2. **How wide is one complete wave? (Period)**
* The standard cosine wave repeats every $2\pi$ units. In our equation, the number multiplied by $x$ inside the parentheses is $2\pi$.
* To find how wide *our* wave is for one repeat (we call this the "period"), we divide $2\pi$ by the number next to $x$. So, $2\pi / (2\pi) = 1$. This means one whole wobbly wave fits in a horizontal space of 1 unit!

3. **Where does the wave start its pattern? (Phase Shift)**
* The stuff inside the parentheses is $2 \pi x-\frac{\pi}{2}$. This part tells us if the wave slides left or right.
* To find out where it "starts" its reflected pattern (its minimum point, in our case), we can set $2 \pi x-\frac{\pi}{2}$ equal to 0, just like a normal cosine would start at 0.
* $2 \pi x = \frac{\pi}{2}$
* If we divide both sides by $2\pi$, we get $x = \frac{\pi/2}{2\pi} = \frac{1}{4}$.

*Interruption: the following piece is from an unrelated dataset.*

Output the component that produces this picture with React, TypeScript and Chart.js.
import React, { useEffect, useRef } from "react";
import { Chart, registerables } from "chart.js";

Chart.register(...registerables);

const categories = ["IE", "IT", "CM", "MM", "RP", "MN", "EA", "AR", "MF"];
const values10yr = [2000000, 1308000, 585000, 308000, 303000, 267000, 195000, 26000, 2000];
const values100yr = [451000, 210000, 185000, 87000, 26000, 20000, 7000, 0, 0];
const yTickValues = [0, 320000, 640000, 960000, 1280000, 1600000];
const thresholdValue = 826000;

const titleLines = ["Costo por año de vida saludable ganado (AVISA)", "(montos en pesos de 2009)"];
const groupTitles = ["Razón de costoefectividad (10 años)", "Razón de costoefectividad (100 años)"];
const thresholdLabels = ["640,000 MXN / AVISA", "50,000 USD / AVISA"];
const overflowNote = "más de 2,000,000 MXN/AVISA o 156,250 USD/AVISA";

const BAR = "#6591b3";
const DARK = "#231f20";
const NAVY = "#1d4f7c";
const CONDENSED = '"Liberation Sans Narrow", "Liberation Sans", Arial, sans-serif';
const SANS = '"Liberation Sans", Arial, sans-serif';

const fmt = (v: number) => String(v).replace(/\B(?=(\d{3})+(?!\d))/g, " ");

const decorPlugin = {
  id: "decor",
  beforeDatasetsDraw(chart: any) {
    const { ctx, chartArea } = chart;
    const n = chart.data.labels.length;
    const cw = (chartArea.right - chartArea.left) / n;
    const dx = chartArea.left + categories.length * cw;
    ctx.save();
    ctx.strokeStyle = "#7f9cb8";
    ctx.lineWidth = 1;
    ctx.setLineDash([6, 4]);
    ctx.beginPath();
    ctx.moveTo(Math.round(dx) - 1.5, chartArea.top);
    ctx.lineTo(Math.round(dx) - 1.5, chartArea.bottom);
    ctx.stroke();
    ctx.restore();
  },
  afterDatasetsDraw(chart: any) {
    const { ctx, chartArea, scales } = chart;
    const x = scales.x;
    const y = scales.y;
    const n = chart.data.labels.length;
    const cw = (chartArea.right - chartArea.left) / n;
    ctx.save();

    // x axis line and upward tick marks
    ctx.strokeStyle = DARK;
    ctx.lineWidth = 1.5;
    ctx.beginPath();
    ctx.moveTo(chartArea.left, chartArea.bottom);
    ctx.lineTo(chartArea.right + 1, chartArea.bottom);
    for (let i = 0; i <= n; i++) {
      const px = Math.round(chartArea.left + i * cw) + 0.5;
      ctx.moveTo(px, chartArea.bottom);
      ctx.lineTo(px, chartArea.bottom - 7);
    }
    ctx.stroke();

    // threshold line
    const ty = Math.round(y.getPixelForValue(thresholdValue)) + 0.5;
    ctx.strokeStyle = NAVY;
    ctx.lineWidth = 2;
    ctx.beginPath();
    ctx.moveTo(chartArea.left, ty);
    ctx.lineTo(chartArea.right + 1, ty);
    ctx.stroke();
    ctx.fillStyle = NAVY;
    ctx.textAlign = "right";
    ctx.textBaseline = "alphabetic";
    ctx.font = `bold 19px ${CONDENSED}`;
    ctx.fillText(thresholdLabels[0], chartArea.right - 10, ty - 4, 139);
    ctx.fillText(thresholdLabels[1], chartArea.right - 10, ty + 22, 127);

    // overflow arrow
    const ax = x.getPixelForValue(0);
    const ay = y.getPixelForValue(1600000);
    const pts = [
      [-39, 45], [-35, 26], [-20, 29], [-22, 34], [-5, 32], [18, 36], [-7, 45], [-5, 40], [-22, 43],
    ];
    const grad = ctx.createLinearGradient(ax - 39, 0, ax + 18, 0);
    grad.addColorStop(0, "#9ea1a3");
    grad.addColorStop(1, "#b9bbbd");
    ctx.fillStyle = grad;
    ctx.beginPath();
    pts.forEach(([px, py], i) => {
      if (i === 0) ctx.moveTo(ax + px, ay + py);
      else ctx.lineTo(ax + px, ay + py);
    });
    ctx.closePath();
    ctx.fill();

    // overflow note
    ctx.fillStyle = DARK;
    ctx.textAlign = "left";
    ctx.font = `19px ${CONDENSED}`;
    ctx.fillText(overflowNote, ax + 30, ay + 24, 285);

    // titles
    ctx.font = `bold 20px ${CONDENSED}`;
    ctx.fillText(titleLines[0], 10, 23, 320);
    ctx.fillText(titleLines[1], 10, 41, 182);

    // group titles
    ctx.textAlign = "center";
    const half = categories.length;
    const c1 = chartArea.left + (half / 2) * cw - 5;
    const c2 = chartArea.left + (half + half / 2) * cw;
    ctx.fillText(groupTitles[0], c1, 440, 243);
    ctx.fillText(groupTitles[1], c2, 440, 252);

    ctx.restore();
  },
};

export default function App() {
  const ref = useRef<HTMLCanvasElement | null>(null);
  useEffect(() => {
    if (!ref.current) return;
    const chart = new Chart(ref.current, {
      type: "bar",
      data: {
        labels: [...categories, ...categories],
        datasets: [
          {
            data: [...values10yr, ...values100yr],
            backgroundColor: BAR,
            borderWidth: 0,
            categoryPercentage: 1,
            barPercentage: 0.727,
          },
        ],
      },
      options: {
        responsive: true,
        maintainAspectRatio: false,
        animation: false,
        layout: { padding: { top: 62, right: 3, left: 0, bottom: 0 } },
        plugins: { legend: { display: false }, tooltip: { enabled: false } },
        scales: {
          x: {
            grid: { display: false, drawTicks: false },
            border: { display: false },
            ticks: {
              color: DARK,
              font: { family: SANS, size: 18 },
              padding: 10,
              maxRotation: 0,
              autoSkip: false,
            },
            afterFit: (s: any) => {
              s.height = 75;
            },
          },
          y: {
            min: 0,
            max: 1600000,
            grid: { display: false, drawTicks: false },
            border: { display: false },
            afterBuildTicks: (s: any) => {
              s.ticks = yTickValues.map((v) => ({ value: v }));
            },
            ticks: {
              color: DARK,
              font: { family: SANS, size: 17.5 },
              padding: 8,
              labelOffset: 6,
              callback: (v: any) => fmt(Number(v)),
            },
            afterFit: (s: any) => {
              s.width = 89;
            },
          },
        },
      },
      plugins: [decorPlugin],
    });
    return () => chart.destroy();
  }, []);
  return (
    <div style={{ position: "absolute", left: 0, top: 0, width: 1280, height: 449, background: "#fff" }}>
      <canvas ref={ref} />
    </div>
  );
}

* So, our wave's cycle effectively starts shifted to the right by 1/4 of a unit. At this point ($x=1/4$), because of the negative sign from earlier, the graph will be at its lowest point, which is $y=-2$.

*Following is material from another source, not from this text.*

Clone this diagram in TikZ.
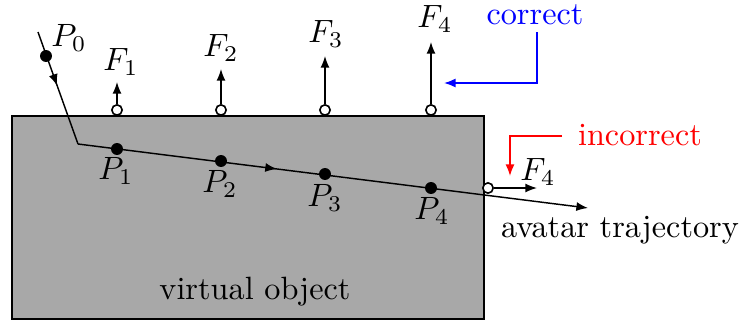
\documentclass[tikz,border=0pt]{standalone}
\usetikzlibrary{arrows.meta,decorations.markings}
\definecolor{objgray}{RGB}{168,168,168}
\begin{document}
\begin{tikzpicture}[x=0.31pt,y=-0.31pt,
  dot/.style={circle,fill=black,inner sep=0pt,minimum size=3.7pt},
  ocirc/.style={circle,draw=black,fill=white,line width=0.5pt,inner sep=0pt,minimum size=3.2pt},
  tip/.tip={Latex[length=3.6pt,width=2.8pt]},
  farrow/.style={-tip,line width=0.45pt},
  lbl/.style={inner sep=0pt},
  midarrow/.style={postaction={decorate},decoration={markings,mark=at position #1 with {\arrow{Latex[length=3.6pt,width=2.8pt]}}}}]
\useasboundingbox (0,0) rectangle (743,321);
% virtual object
\draw[fill=objgray,line width=0.5pt] (12,116) rectangle (484,319);
\node[lbl] (vo) at (255,292) {virtual object};
% trajectory
\coordinate (s) at (38,32);
\coordinate (c) at (78,144);
\coordinate (e) at (588,208);
\draw[line width=0.45pt,midarrow=0.48] (s) -- (c);
\draw[line width=0.45pt,midarrow=0.39,-tip] (c) -- (e);
\node[dot] (p0) at (46,56) {};
\node[dot] (p1) at (117,149) {};
\node[dot] (p2) at (221,161) {};
\node[dot] (p3) at (325,174) {};
\node[dot] (p4) at (431,188) {};
\node[lbl] (lp0) at (69,38) {$P_0$};
\node[lbl] (lp1) at (116,171) {$P_1$};
\node[lbl] (lp2) at (220,184) {$P_2$};
\node[lbl] (lp3) at (325,198) {$P_3$};
\node[lbl] (lp4) at (432,211) {$P_4$};
\node[lbl] (traj) at (620,230) {avatar trajectory};
% forces
\node[ocirc] (f1) at (117,110) {};
\node[ocirc] (f2) at (221,110) {};
\node[ocirc] (f3) at (325,110) {};
\node[ocirc] (f4) at (431,110) {};
\coordinate (t1) at (117,82);
\coordinate (t2) at (221,69);
\coordinate (t3) at (325,56);
\coordinate (t4) at (431,42);
\draw[farrow] (f1) -- (t1);
\draw[farrow] (f2) -- (t2);
\draw[farrow] (f3) -- (t3);
\draw[farrow] (f4) -- (t4);
\node[lbl] (lf1) at (121,62) {$F_1$};
\node[lbl] (lf2) at (221,48) {$F_2$};
\node[lbl] (lf3) at (326,34) {$F_3$};
\node[lbl] (lf4) at (435,19) {$F_4$};
% incorrect force
\node[ocirc] (fi) at (488,188) {};
\coordinate (ti) at (537,188);
\draw[farrow] (fi) -- (ti);
\node[lbl] (lfi) at (538,172) {$F_4$};
% annotations
\node[lbl,text=blue] (correct) at (535,15) {correct};
\coordinate (ca) at (537,32);
\coordinate (cb) at (537,83);
\coordinate (ct) at (444,83);
\draw[blue,line width=0.5pt,-tip] (ca) -- (cb) -- (ct);
\node[lbl,text=red] (incorrect) at (640,135) {incorrect};
\coordinate (ia) at (562,136);
\coordinate (ib) at (510,136);
\coordinate (it) at (510,176);
\draw[red,line width=0.5pt,-tip] (ia) -- (ib) -- (it);
\end{tikzpicture}
\end{document}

4. **Putting it all together for two periods:**
* We know one period is 1 unit wide. So, two periods will be 2 units wide.
* We figured out the wave starts its cycle (at its minimum) at $x=0.25$. So, the first period goes from $x=0.25$ to $x=0.25 + 1 = 1.25$.

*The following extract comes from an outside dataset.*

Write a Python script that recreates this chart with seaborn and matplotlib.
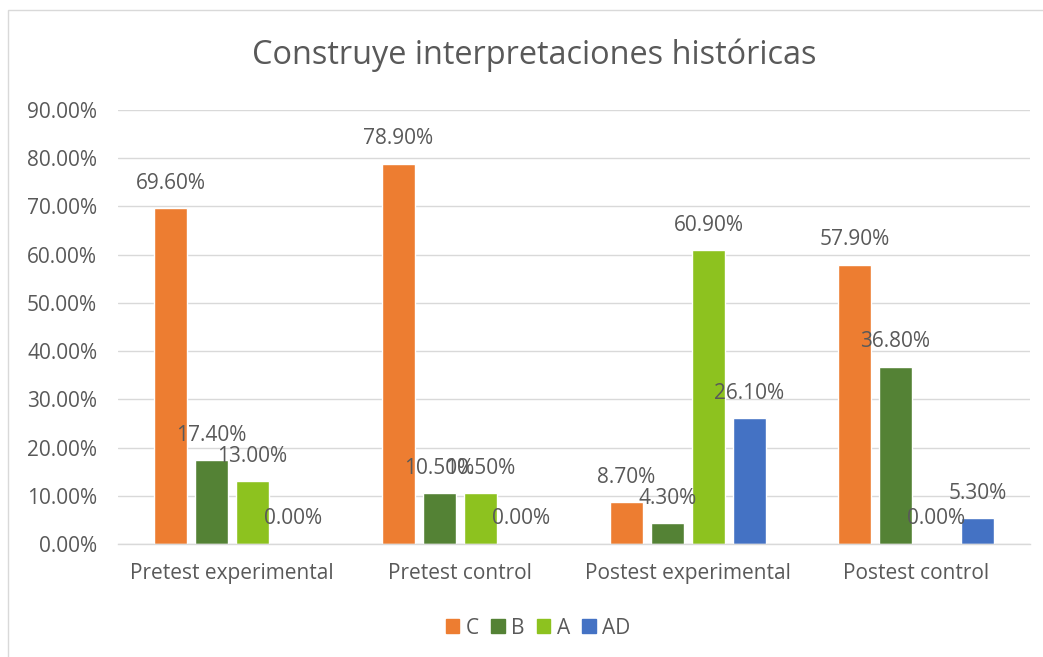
import matplotlib
matplotlib.use("Agg")
import matplotlib.pyplot as plt
import matplotlib.patches as mpatches
from matplotlib.ticker import PercentFormatter
import seaborn as sns
import pandas as pd

categories = ["Pretest experimental", "Pretest control", "Postest experimental", "Postest control"]
series = ["C", "B", "A", "AD"]
values_C = [69.60, 78.90, 8.70, 57.90]
values_B = [17.40, 10.50, 4.30, 36.80]
values_A = [13.00, 10.50, 60.90, 0.00]
values_AD = [0.00, 0.00, 26.10, 5.30]
colors = ["#ED7D31", "#548235", "#8DC21F", "#4472C4"]
title = "Construye interpretaciones históricas"

rows = []
for s, vals in zip(series, [values_C, values_B, values_A, values_AD]):
    for c, v in zip(categories, vals):
        rows.append({"Categoria": c, "Serie": s, "Valor": v})
df = pd.DataFrame(rows)

sns.set_theme(style="white")
plt.rcParams["font.family"] = ["Open Sans", "DejaVu Sans"]
txt = "#595959"

fig = plt.figure(figsize=(10.43, 6.57), dpi=100)
ax = fig.add_axes([118 / 1043, 1 - 544 / 657, (1030 - 118) / 1043, (544 - 110) / 657])

sns.barplot(data=df, x="Categoria", y="Valor", hue="Serie", order=categories,
            hue_order=series, palette=colors, width=0.72, gap=0.19,
            saturation=1, ax=ax, legend=False, errorbar=None)

ax.set_ylim(0, 90)
ax.set_xlim(-0.5, 3.5)
ax.set_yticks(range(0, 91, 10))
ax.yaxis.set_major_formatter(PercentFormatter(decimals=2))
ax.grid(axis="y", color="#D9D9D9", linewidth=1)
ax.set_axisbelow(True)
for sp in ["left", "right", "top"]:
    ax.spines[sp].set_visible(False)
ax.spines["bottom"].set_color("#D9D9D9")
ax.spines["bottom"].set_linewidth(1)
ax.set_xlabel("")
ax.set_ylabel("")
ax.tick_params(axis="y", length=0, pad=15, labelsize=15, labelcolor=txt)
ax.tick_params(axis="x", length=0, pad=14, labelsize=15, labelcolor=txt)

for cont in ax.containers:
    for bar in cont:
        h = bar.get_height()
        ax.annotate(f"{h:.2f}%", (bar.get_x() + bar.get_width() / 2, h),
                    xytext=(0, 18), textcoords="offset points",
                    ha="center", va="center", fontsize=15, color=txt)

fig.text(534 / 1043, 1 - 55 / 657, title, fontsize=23.4, color=txt,
         ha="center", va="center")

handles = [mpatches.Patch(color=c, label=s) for c, s in zip(colors, series)]
fig.legend(handles=handles, loc="center", bbox_to_anchor=(538 / 1043, 1 - 628 / 657),
           ncol=4, frameon=False, fontsize=15, labelcolor=txt, handlelength=0.65,
           handleheight=0.65, handletextpad=0.3, columnspacing=0.6)

fig.patches.append(mpatches.Rectangle((8 / 1043, -0.05), 1.1, 1 - 10 / 657 + 0.05,
                                      transform=fig.transFigure, fill=False,
                                      edgecolor="#D9D9D9", linewidth=1))

fig.savefig("out.png", dpi=100, facecolor="white")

* The second period goes from $x=1.25$ to $x=1.25 + 1 = 2.25$.
* Since the period is 1, we can find key points every quarter of a period (which is $1/4 = 0.25$ units).
* Start at $x=0.25$, $y=-2$ (minimum).
* Add $0.25$: $x=0.5$, the wave goes through the middle ($y=0$).
* Add $0.25$: $x=0.75$, the wave reaches its maximum ($y=2$).
* Add $0.25$: $x=1.0$, the wave goes through the middle again ($y=0$).
* Add $0.25$: $x=1.25$, the wave is back at its minimum ($y=-2$). This is the end of the first period.
* Then, we just keep adding $0.25$ and following the pattern for the second period!
* $x=1.5$, $y=0$
* $x=1.75$, $y=2$
* $x=2.0$, $y=0$
* $x=2.25$, $y=-2$ (end of second period).

If you were drawing this by hand, you'd plot these points and connect them with a smooth, curvy line! If you use a graphing utility, you just type in the equation and it does all this thinking for you and draws the picture.